Modern / Psychological View:
The vehicle is the body-and-life-path you have built; the driver is the complex currently running your decisions. When you dream yourself in the passenger seat, you temporarily hand the steering complex to another part of the psyche: a parent introject, societal script, anima/animus, or even the Shadow. The emotion inside the car—calm, terrified, or curious—tells you how that delegation feels. The dream does not judge; it simply asks: Is this arrangement still working for you?

Common Dream Scenarios

Riding Shotgun with a Stranger

A faceless or shifting driver takes you down highways you don’t recognize. You keep Google-mapping in your mind but never speak up.
Interpretation: You have allowed an unfamiliar complex (new boss, belief system, or relationship) to set the route. The stranger’s anonymity reveals you haven’t named this force yet; once named, you can negotiate.

Forced into the Back Seat by Someone You Know

Your partner, parent, or best friend slides behind the wheel while you clutch the door handle in the rear.
Interpretation: A specific waking relationship has demoted you. The dream exaggerates the power imbalance so you feel it viscerally. Ask: What conversation am I avoiding? The back seat is the childhood position—regression feels safe but costs you authorship of your story.

Calm Passenger on a Scenic Route

You relax, watch valleys scroll by, maybe even nap. The driver is trustworthy, perhaps an older wise figure.
Interpretation: Healthy surrender. After a period of over-functioning, the psyche orders you to let the Self drive. This is integration, not submission. Enjoy the view; you’ll be invited to steer again when refreshed.

Screaming Passenger in a Speeding Car

The driver is drunk, demonic, or laughing manically. You pound the dashboard but the brakes are missing.
Interpretation: Shadow possession. A disowned part (addiction, repressed anger, self-sabotage) has hijacked the ego. The nightmare is a rescue flare: reclaim the wheel before waking life mirrors this crash.

Biblical & Spiritual Meaning

Scripture seldom glorifies the passenger; disciples walk, sail, or ride donkeys while staying responsible for their route. Yet Jacob dreams on a rock and wakes with a covenant—spiritual advancement while stationary. Being carried can echo the prophet Ezekiel’s vision of God’s chariot: when the spirit lifts you, surrender is sacred. The passenger dream therefore swings between warning (“You are Jonah fleeing in the hold”) and blessing (“Still the Shepherd leads beside quiet waters”). Discern by feeling: dread equals warning, peace equals divine taxi service.

Psychological Analysis (Jungian & Freudian)

Jung: Cars in dreams are modern chariots of the psyche. The driver = the dominant complex du jour; passenger = ego relegated. If you always drive in waking life, the unconscious will occasionally insist on the passenger role to balance consciousness. Refusal breeds anxiety; acceptance teaches trust in the Self. Note who sits next to you—animus, anima, or shadow—each demands dialogue.

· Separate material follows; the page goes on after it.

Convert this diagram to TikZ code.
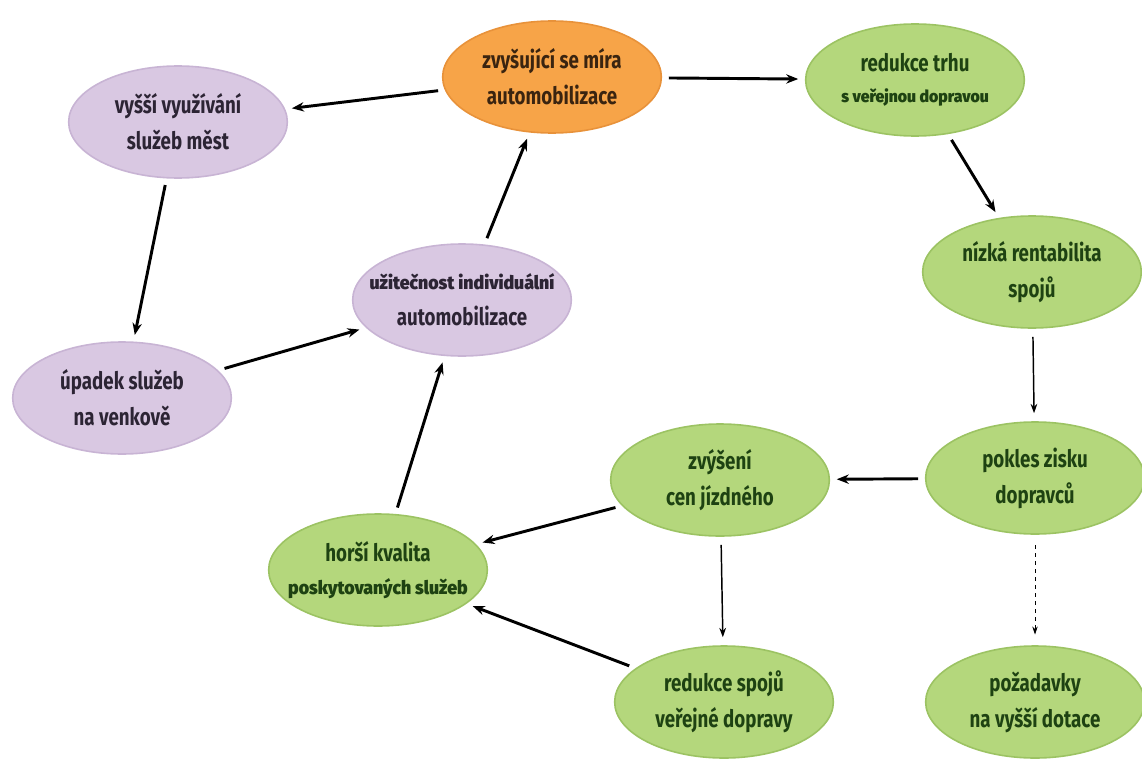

Freud: The vehicle is the parental dyad; the passenger position revives childhood helplessness. Your reaction reenacts early Oedipal victories or defeats: Did father let you steer on his lap, or mother scold you for back-seat driving? The dream revives those templates so adult you can rewrite them.

What to Do Next?

  1. Reality-check your delegations: List areas (finances, emotions, schedule) where others decide. Rate 1-5 the comfort of each.
  2. Dialogue with the driver: Before sleep, close eyes, re-enter dream, ask “Why did you need the wheel?” Record the first three sentences you hear.
  3. Steering-wheel meditation: Sit in your actual car or imagine one. Move from passenger to driver seat slowly, noticing bodily shifts. Anchor the felt sense of authorship.
  4. Set one micro-steer: Within 48 hours, make a tiny decision you normally outsource—pick the restaurant, playlist, or project timeline. Celebrate; neurons love evidence of agency.

FAQ

Is dreaming I’m a passenger always negative?

No. Emotion is the compass. Calm equals healthy surrender; panic equals unhealthy abdication. The dream simply mirrors your current power balance so you can adjust consciously.

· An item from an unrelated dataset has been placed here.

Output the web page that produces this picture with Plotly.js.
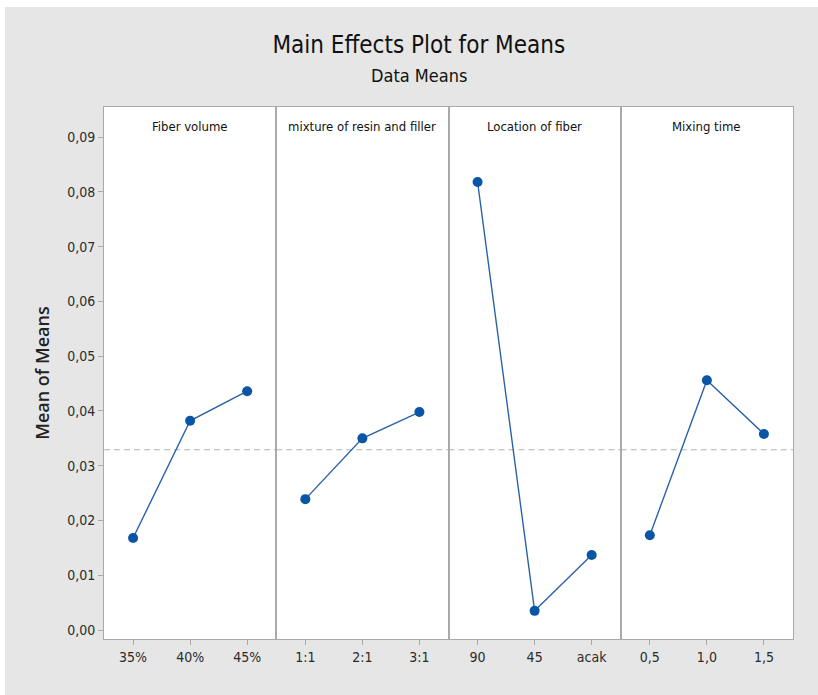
<!DOCTYPE html>
<html>
<head>
<meta charset="utf-8">
<script src="https://cdn.plot.ly/plotly-3.0.1.min.js"></script>
<style>
  html, body { margin: 0; padding: 0; background: #ffffff; }
  #chart { position: absolute; left: 5px; top: 7px; width: 813px; height: 688px; }
</style>
</head>
<body>
<div id="chart"></div>
<script>
// ---- data ----
const panelTitles = ["Fiber volume", "mixture of resin and filler", "Location of fiber", "Mixing time"];
const fiberLevels = ["35%", "40%", "45%"];
const fiberMeans = [0.0168, 0.0382, 0.0436];
const resinLevels = ["1:1", "2:1", "3:1"];
const resinMeans = [0.0239, 0.0350, 0.0398];
const locationLevels = ["90", "45", "acak"];
const locationMeans = [0.0818, 0.0035, 0.0137];
const mixingLevels = ["0,5", "1,0", "1,5"];
const mixingMeans = [0.0173, 0.0456, 0.0358];
const yTickVals = [0, 0.01, 0.02, 0.03, 0.04, 0.05, 0.06, 0.07, 0.08, 0.09];

const levels = [fiberLevels, resinLevels, locationLevels, mixingLevels];
const means = [fiberMeans, resinMeans, locationMeans, mixingMeans];
const allVals = [].concat(fiberMeans, resinMeans, locationMeans, mixingMeans);
const grandMean = allVals.reduce((a, b) => a + b, 0) / allVals.length;

const narrow = "Liberation Sans Narrow, DejaVu Sans Condensed, Arial Narrow, sans-serif";
const axisGray = "#a9a9a9";
const textCol = "#2b2b2b";

const traces = [];
const layout = {
  width: 813, height: 688,
  paper_bgcolor: "#e6e6e6",
  plot_bgcolor: "#ffffff",
  showlegend: false,
  separators: ",.",
  margin: { l: 99, r: 25, t: 100, b: 56 },
  title: {
    text: "Main Effects Plot for Means",
    x: 0.509, xref: "container", xanchor: "center",
    y: 0.945, yref: "container", yanchor: "middle",
    font: { family: narrow, size: 24, color: "#111111" }
  },
  annotations: [
    { text: "Data Means", xref: "paper", yref: "paper", x: 0.457, y: 1.060,
      xanchor: "center", yanchor: "middle", showarrow: false,
      font: { family: narrow, size: 18, color: "#111111" } }
  ],
  shapes: []
};

for (let i = 0; i < 4; i++) {
  const xa = i === 0 ? "x" : "x" + (i + 1);
  const ya = i === 0 ? "y" : "y" + (i + 1);
  traces.push({
    type: "scatter", mode: "lines+markers",
    x: levels[i], y: means[i],
    xaxis: xa, yaxis: ya,
    line: { color: "#2a62a8", width: 1.4 },
    marker: { color: "#0a55a5", size: 10 },
    hoverinfo: "x+y"
  });
  const xKey = i === 0 ? "xaxis" : "xaxis" + (i + 1);
  const yKey = i === 0 ? "yaxis" : "yaxis" + (i + 1);
  layout[xKey] = {
    domain: [i * 0.25, (i + 1) * 0.25],
    anchor: ya,
    type: "category",
    range: [-0.51, 2.51],
    showgrid: false, zeroline: false,
    showline: true, mirror: true, linecolor: axisGray, linewidth: 1,
    ticks: "outside", ticklen: 5, tickcolor: axisGray,
    tickfont: { family: narrow, size: 14, color: textCol },
    fixedrange: true
  };
  layout[yKey] = {
    anchor: xa,
    range: [-0.00164, 0.0955],
    showgrid: false, zeroline: false,
    showline: true, mirror: true, linecolor: axisGray, linewidth: 1,
    fixedrange: true
  };
  if (i === 0) {
    Object.assign(layout[yKey], {
      tickvals: yTickVals, tickformat: ".2f",
      ticks: "outside", ticklen: 5, tickcolor: axisGray,
      tickfont: { family: narrow, size: 14, color: textCol },
      title: { text: "Mean of Means", standoff: 12,
               font: { family: "Open Sans, DejaVu Sans, sans-serif", size: 18, color: "#222222", weight: 600 } }
    });
  } else {
    Object.assign(layout[yKey], { matches: "y", showticklabels: false, ticks: "" });
  }
  layout.annotations.push({
    text: panelTitles[i], xref: xa + " domain", yref: "paper",
    x: 0.5, y: 0.964, xanchor: "center", yanchor: "middle", showarrow: false,
    font: { family: narrow, size: 13, color: "#111111" }
  });
  layout.shapes.push({
    type: "line", xref: xa + " domain", yref: ya,
    x0: 0, x1: 1, y0: grandMean, y1: grandMean,
    line: { color: "#b3b3b3", width: 1.2, dash: "6px,4px" }, layer: "below"
  });
}

Plotly.newPlot("chart", traces, layout, { displayModeBar: false, staticPlot: true });
</script>
</body>
</html>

Why do I keep having recurring passenger dreams?

Repetition means the psyche’s mail is “Return to sender—unopened.” The lesson hasn’t been integrated. Journal each variant; note who drives, destination, and outcome. Patterns reveal which complex you keep avoiding.

What if I switch seats mid-dream?

That is a threshold moment: ego reclaiming authority. The psyche staged the swap to show you can move. Celebrate this lucidity; it often precedes breakthrough decisions in waking life.

Summary

A passenger dream places you in the temporary seat of surrender so you can audit who or what commands your life’s direction. Heed the scenery, feel the speed, then choose—grab the wheel with grace or trust the driver with renewed intention.

From the 1901 Archives

"To dream that you see passengers coming in with their luggage, denotes improvement in your surroundings. If they are leaving you will lose an opportunity of gaining some desired property. If you are one of the passengers leaving home, you will be dissatisfied with your present living and will seek to change it."